I've said it before but I'll say it again: land use patterns that allow for easy non-car accessibility on common trips are far more impactful for the environment than other so-called "green" practices. That most Americans don't think twice about firing up a two-ton steel box, waiting for it to heat up, and then driving it all of five minutes to pick up a gallon of milk or drop off dry-cleaning is disastrous for our ecological balance, to say nothing of the economic and geo-political ramifications of our oil consumption.
This is one of the reasons I've grown quite fond of living where we live. Consider how much we access often that is within a mile of our house, or an easy 15-minute walk:
* My place of employment for 15 out of the 16 years I've had a job.
* Amy's place of employment for 5 out of the 14 years she's had a job.
* An Ivy League school where we've gotten a combined two undergrad and two grad degrees.
* Where Jada has gone to school 5 out of 6 years.
* Where Aaron has gone to school 3 out of 4 years.
* Where we have been going to church the last 15 years.

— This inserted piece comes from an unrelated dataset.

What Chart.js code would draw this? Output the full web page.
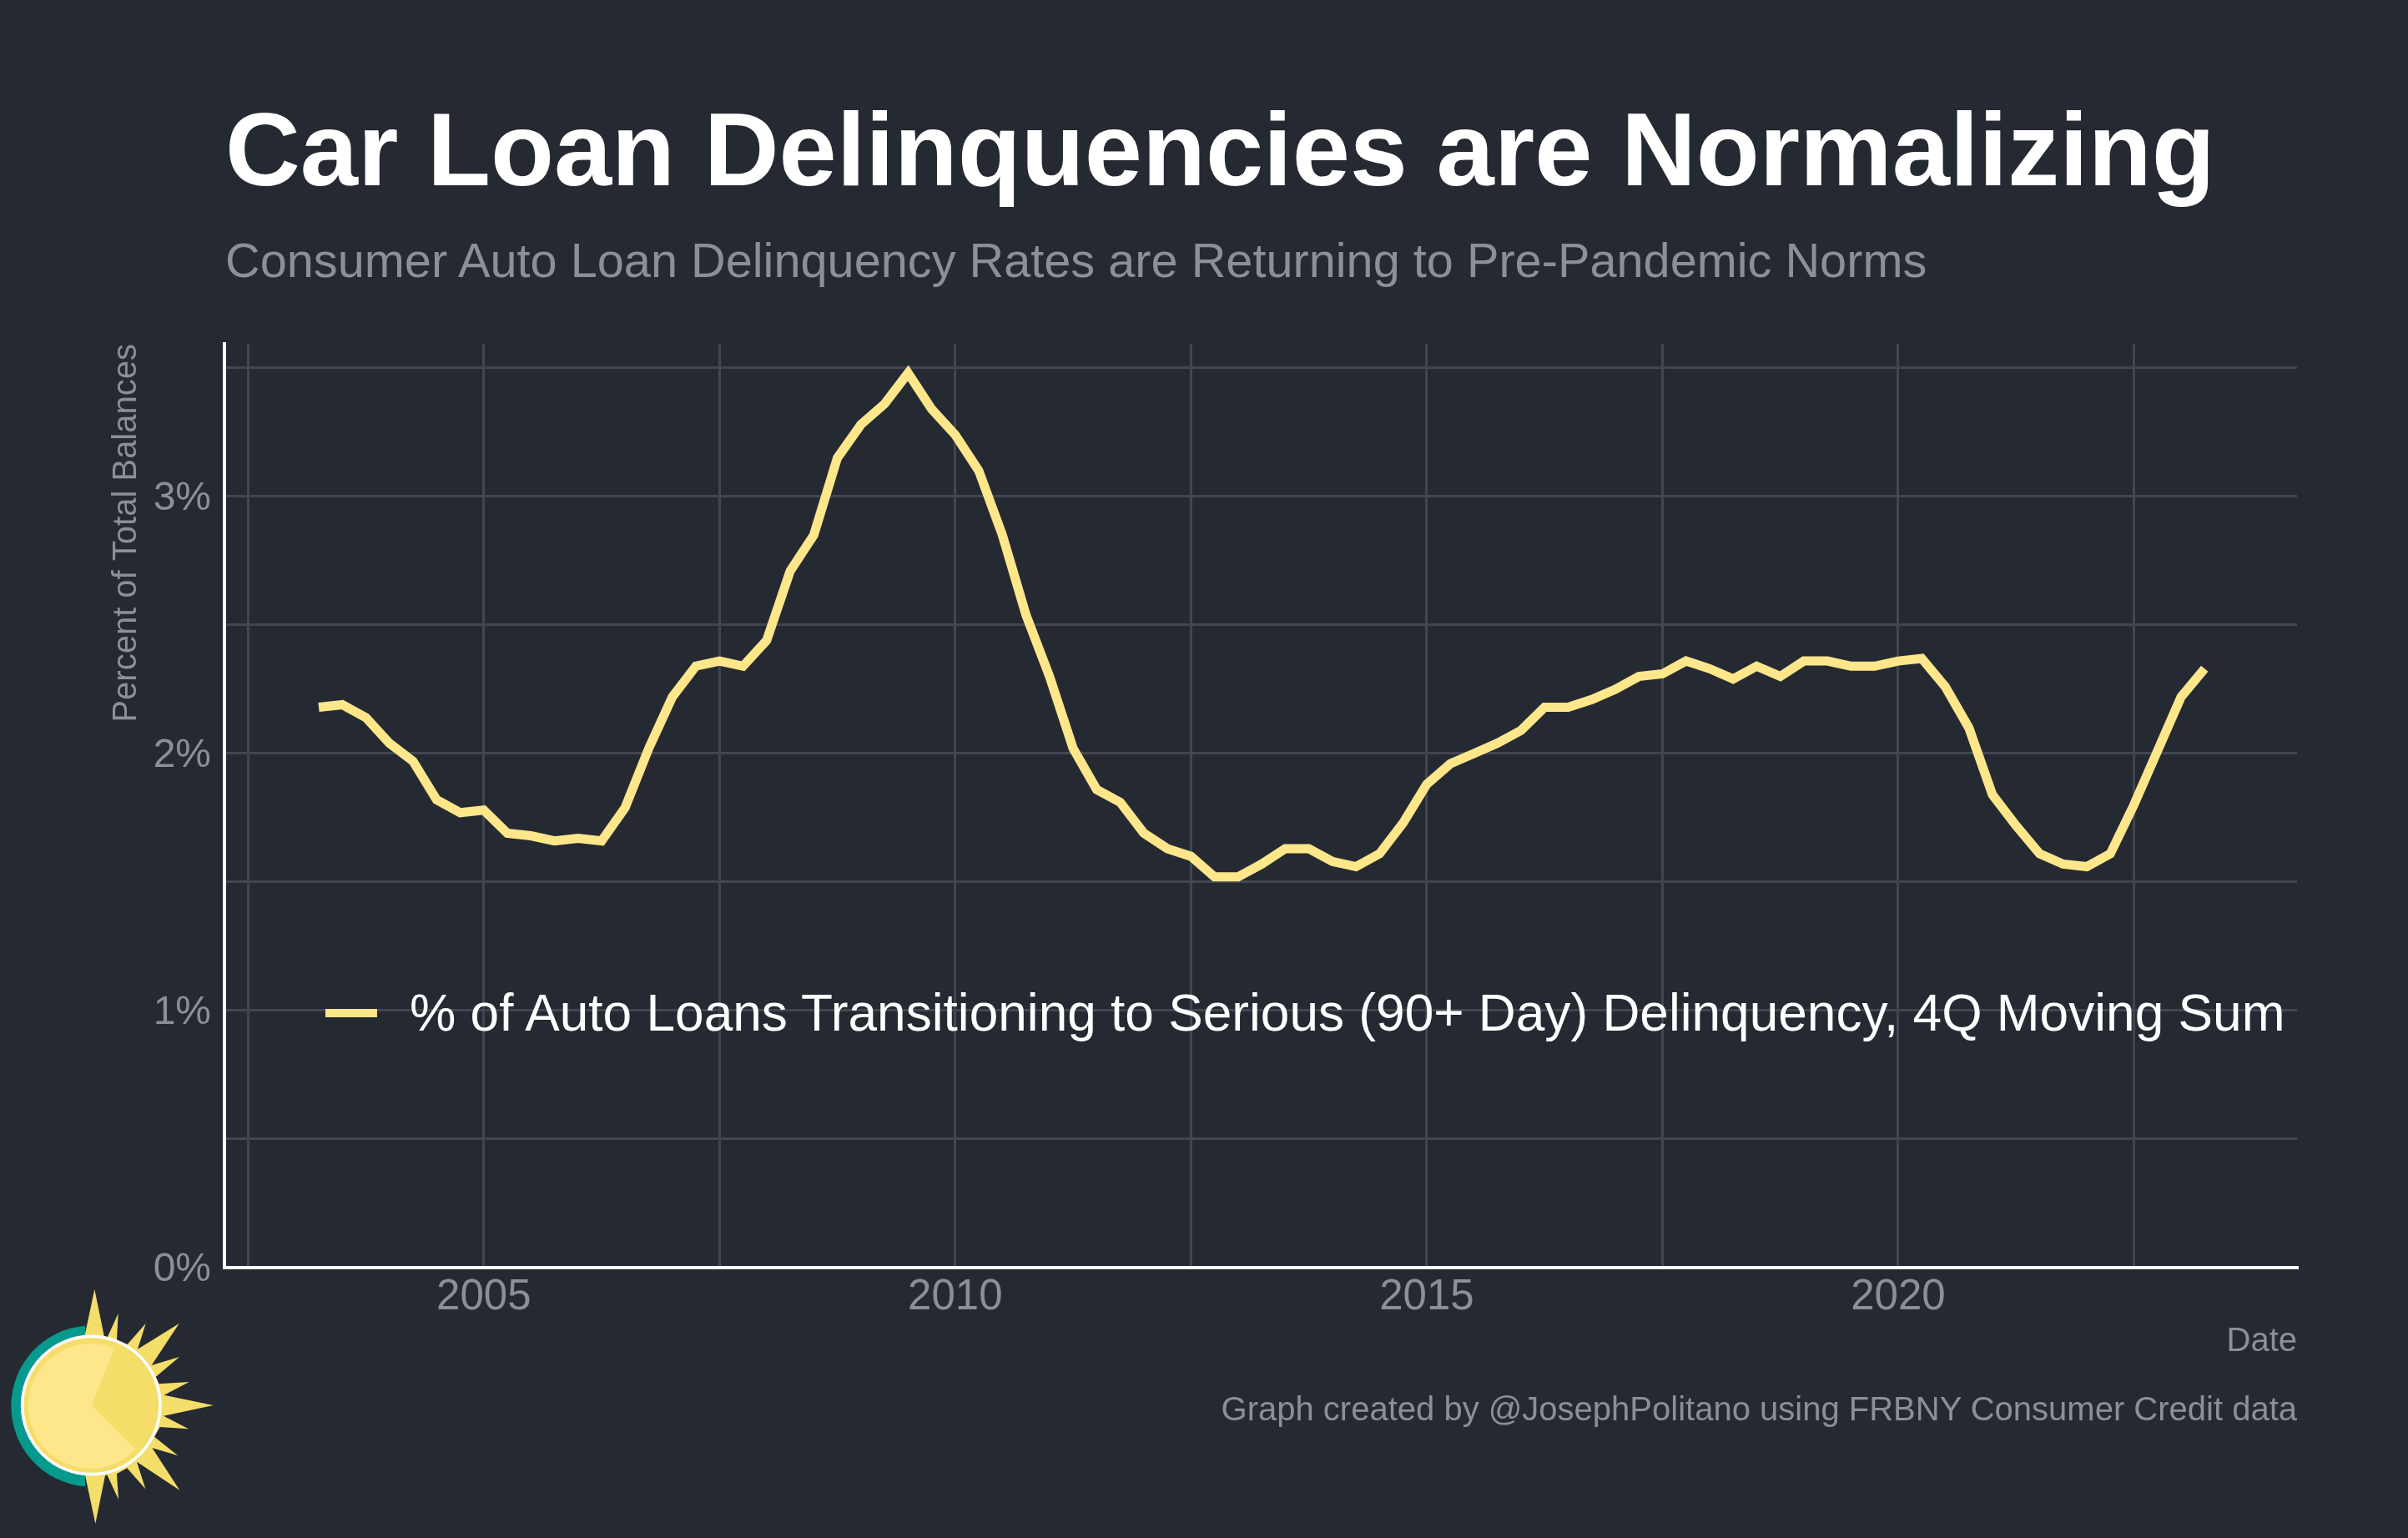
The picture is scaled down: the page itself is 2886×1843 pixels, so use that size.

* Where we all exercise at the YMCA.
* And, of course, three subway stops and countless trolley and bus stops to get us to places further away than walking distance.
This list doesn't include the manifold retail, food, recreational, and other amenities we commonly access. Live, work, play, and worship, all without a car. That's why inner city Philadelphia, which you may instinctively associate with grime, is actually quite green.